We’ve all heard about the life of the ‘starving artist’, in the beginning he bleeds with life’s passion. And his eternal desire for his work to be recognised, drives him into an unequivocal need to paint, write, produce, prose and act.

What can we learn about failure, from the life of the starving artist though? He leads with blind faith from the universe. He trusts that his gifts will take him into a career of success. An artist leads and lives his life through his heart centre, he knows or intuitively thinks that what he is doing is a gift. And this gift fills his heart, brings him joy and creativity, but most of all, a love for what he is doing. A writer can’t help but write, a painter can’t help but paint. They do it because they have to, they need to. It’s a thirst that has to be quenched.

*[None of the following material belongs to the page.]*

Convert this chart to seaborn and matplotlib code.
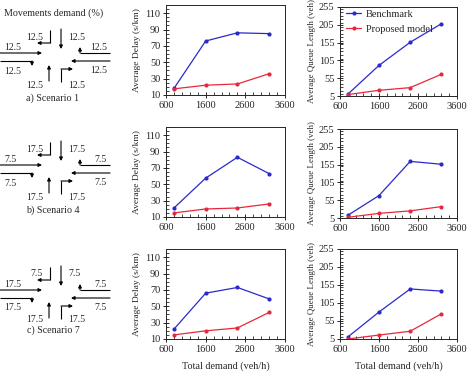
import matplotlib
matplotlib.use("Agg")
import matplotlib.pyplot as plt
import seaborn as sns
import pandas as pd
from matplotlib.ticker import MultipleLocator, FixedLocator

# ---------------- data ----------------
total_demand = [800, 1600, 2400, 3200]
scenarios = ["a) Scenario 1", "b) Scenario 4", "c) Scenario 7"]
series_names = ["Benchmark", "Proposed model"]

delay_bench = [[18, 76, 86, 85], [21, 57.5, 83, 63], [22, 66, 73, 59]]
delay_prop = [[17.5, 22, 23.5, 36], [15, 19.8, 21, 26], [15, 20, 23.5, 42.5]]
queue_bench = [[10, 91, 156, 208], [12.5, 68, 164, 156], [10.5, 80, 144, 138]]
queue_prop = [[9, 21, 28.5, 66], [7, 18, 25, 37], [5, 16, 26.5, 75]]

# movement demand (%) per approach
top_demand = [12.5, 17.5, 7.5]
bottom_demand = [12.5, 17.5, 17.5]
left_demand = [12.5, 7.5, 17.5]
right_demand = [12.5, 7.5, 7.5]

W, H = 474, 374
sns.set_style("ticks")
plt.rcParams['font.family'] = ['Liberation Serif', 'DejaVu Serif']
plt.rcParams['font.size'] = 7.5
plt.rcParams['axes.linewidth'] = 0.7

fig = plt.figure(figsize=(W / 100, H / 100), dpi=100)
fig.patch.set_facecolor("white")

# overlay axes in pixel coordinates for the intersection diagrams
bg = fig.add_axes([0, 0, 1, 1])
bg.set_xlim(0, W)
bg.set_ylim(H, 0)
bg.axis("off")

def line(pts):
    xs = [p[0] for p in pts]
    ys = [p[1] for p in pts]
    bg.plot(xs, ys, color="black", lw=0.8, solid_capstyle="butt")

def arrow(p0, p1):
    bg.annotate("", xy=p1, xytext=p0,
                arrowprops=dict(arrowstyle="-|>", lw=0.8, color="black",
                                mutation_scale=5, shrinkA=0, shrinkB=0))

fs = 7
bg.text(54, 13, "Movements demand (%)", ha="center", va="center", fontsize=7.2)

base_y = [53, 165, 290]
cap_off = [45, 45, 40]
bot_off = [32, 32, 30]
for i in range(3):
    y0 = base_y[i]
    # top approach
    line([(50, y0 - 23), (50, y0 - 10)])
    arrow((50, y0 - 10), (37, y0 - 10))
    arrow((61, y0 - 24), (61, y0 - 4))
    bg.text(43, y0 - 16, f"{top_demand[i]}", ha="right", va="center", fontsize=fs)
    bg.text(68, y0 - 16, f"{top_demand[i]}", ha="left", va="center", fontsize=fs)
    # left approach
    arrow((0, y0), (42, y0))
    line([(0, y0 + 8), (32, y0 + 8)])
    arrow((32, y0 + 8), (32, y0 + 13))
    bg.text(4, y0 - 1, f"{left_demand[i]}", ha="left", va="bottom", fontsize=fs)
    bg.text(4, y0 + 18, f"{left_demand[i]}", ha="left", va="center", fontsize=fs)
    # right approach
    line([(110, y0), (80, y0)])
    arrow((80, y0), (80, y0 - 6))
    arrow((110, y0 + 8), (71, y0 + 8))
    bg.text(107, y0 - 1, f"{right_demand[i]}", ha="right", va="bottom", fontsize=fs)
    bg.text(107, y0 + 17, f"{right_demand[i]}", ha="right", va="center", fontsize=fs)
    # bottom approach
    arrow((49, y0 + 28), (49, y0 + 12))
    line([(61, y0 + 29), (61, y0 + 16)])
    arrow((61, y0 + 16), (73, y0 + 16))
    bg.text(43, y0 + bot_off[i], f"{bottom_demand[i]}", ha="right", va="center", fontsize=fs)
    bg.text(68, y0 + bot_off[i], f"{bottom_demand[i]}", ha="left", va="center", fontsize=fs)
    bg.text(53, y0 + cap_off[i], scenarios[i], ha="center", va="center", fontsize=7.2)

def rect(left, right, top, bottom):
    return [left / W, 1 - bottom / H, (right - left) / W, (bottom - top) / H]

delay_rows = [(5, 95), (127, 217), (249, 339)]
queue_rows = [(7, 96), (129, 218), (249, 339)]
palette = {"Benchmark": "#2a2acc", "Proposed model": "#e8283a"}

for i in range(3):
    df_d = pd.DataFrame({
        "demand": total_demand * 2,
        "value": delay_bench[i] + delay_prop[i],
        "series": [series_names[0]] * 4 + [series_names[1]] * 4,
    })
    df_q = pd.DataFrame({
        "demand": total_demand * 2,
        "value": queue_bench[i] + queue_prop[i],
        "series": [series_names[0]] * 4 + [series_names[1]] * 4,
    })
    axd = fig.add_axes(rect(166, 285, *delay_rows[i]))
    axq = fig.add_axes(rect(340, 457, *queue_rows[i]))
    for ax, df in ((axd, df_d), (axq, df_q)):
        sns.lineplot(data=df, x="demand", y="value", hue="series", palette=palette,
                     marker="o", markersize=3, markeredgewidth=0, lw=0.9,
                     ax=ax, legend=(ax is axq and i == 0))
        ax.set_xlim(600, 3600)
        ax.xaxis.set_major_locator(FixedLocator([600, 1600, 2600, 3600]))
        ax.xaxis.set_minor_locator(MultipleLocator(200))
        ax.tick_params(which="major", direction="inout", length=4, width=0.7,
                       labelsize=7.5, pad=2)
        ax.tick_params(which="minor", direction="in", length=2, width=0.6)
        ax.tick_params(axis="both", which="both", top=False, right=False)
        ax.set_xlabel("")
        ax.set_ylabel("")
    axd.set_ylim(10, 120)
    axd.yaxis.set_major_locator(FixedLocator([10, 30, 50, 70, 90, 110]))
    axd.yaxis.set_minor_locator(MultipleLocator(5))
    axq.set_ylim(5, 255)
    axq.yaxis.set_major_locator(FixedLocator([5, 55, 105, 155, 205, 255]))
    axq.yaxis.set_minor_locator(MultipleLocator(10))
    axd.set_ylabel("Average Delay (s/km)", fontsize=6.8, labelpad=3)
    axq.set_ylabel("Average Queue Length (veh)", fontsize=6.4, labelpad=2)
    if i == 2:
        axd.set_xlabel("Total demand (veh/h)", fontsize=7.3, labelpad=6)
        axq.set_xlabel("Total demand (veh/h)", fontsize=7.3, labelpad=6)
    if i == 0:
        leg = axq.legend(loc="upper left", bbox_to_anchor=(-0.03, 1.08), frameon=False,
                         fontsize=7.5, handlelength=1.5, handletextpad=0.4,
                         labelspacing=0.6, title=None)

fig.savefig("out.png", dpi=100, facecolor="white")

Where would we be without the artist? We’d live a life without the beauty of music, the emotion of film and literature. Life would be bleak and boring without the colour of the artist. Can you imagine every artist saying out loud? “I have this wonderful idea about painting this beautiful picture, but I’m not even going to try because i’ll fail to create it perfectly?” We’d have no Leonardo da Vinci’s ‘The Mona Lisa’. which in itself is a “visual representation of happiness and harmony”. And no Vincent Van Gogh’s ‘Starry Night’, the view from his asylum, perhaps his only joy each day. What a tragedy that would be. Both representing opposite sides of the vastness of life, consisting of both happiness and failure. Even Vincent, created his best artistic work, at a time he was in an asylum.

Of course, not every artist is a “starving artist”, Leonardo Da Vinci and Michelangelo both came from families from notable backgrounds. However, theres something captivating about the cliche of the starving artist, it leaves us wondering if luck or fate have anything to do with whether they will become a success or talent. And even with immense talent, creativity often comes and goes, it take months, if not years to create a masterpiece, with some artists only gaining wealth after they die. It seems a bit cruel and unfair.

After all, a failed artist is still an artist. What is the difference between a failed artist and a successful artist? Nothing. A great artist is “someone who can make people experience something through their work” Even in a failed artists work, we can still feel, love, hate, anger, rage or bliss. This notion of the failed artist can be applied in any career situation, not just art. An accountant; an artist of numbers, a psychologist; an artist of the mind and a doctor; an artist of healing.

God (in any meaningful form to you including science) was also an artist, he made the stars sparkle with destiny, the rivers flow with grace and placed animals in a habitat that nourished and pleased them. We don’t think of god as a failure, we think of him as perfect. However god was the artist that created us, in all our beauty and colour, by creating each one of us so different, he intended for us all to shine with different qualities and uniqueness. No different from the rain and the sun, that both bring pleasure and pain.

We’ve seen the starving artist in all his glory, but we’ve also seen his apparent failures, sometimes he’s sad, crazy and wild. Other times he faces addiction troubles, extreme poverty and blocks in his creativity. People often tell him his work is no good! However the starving artist, has blind faith and trust in what he does and in something greater than himself. He knows he has a gift and he is willing to be seen and show it to the world. He can’t help it. Even through sadness, defeat and poverty he continues on his path to be the best artist he can.

When we use the life of the starving artist, we see that we have to endure challenges for the things and people we love. We can see that failure is nothing compared to the persistence of walking down the path of the ‘artist’ your own true path and having faith in your unique abilities. And god the most famous artist of all, created with blind faith, without the need for perfection.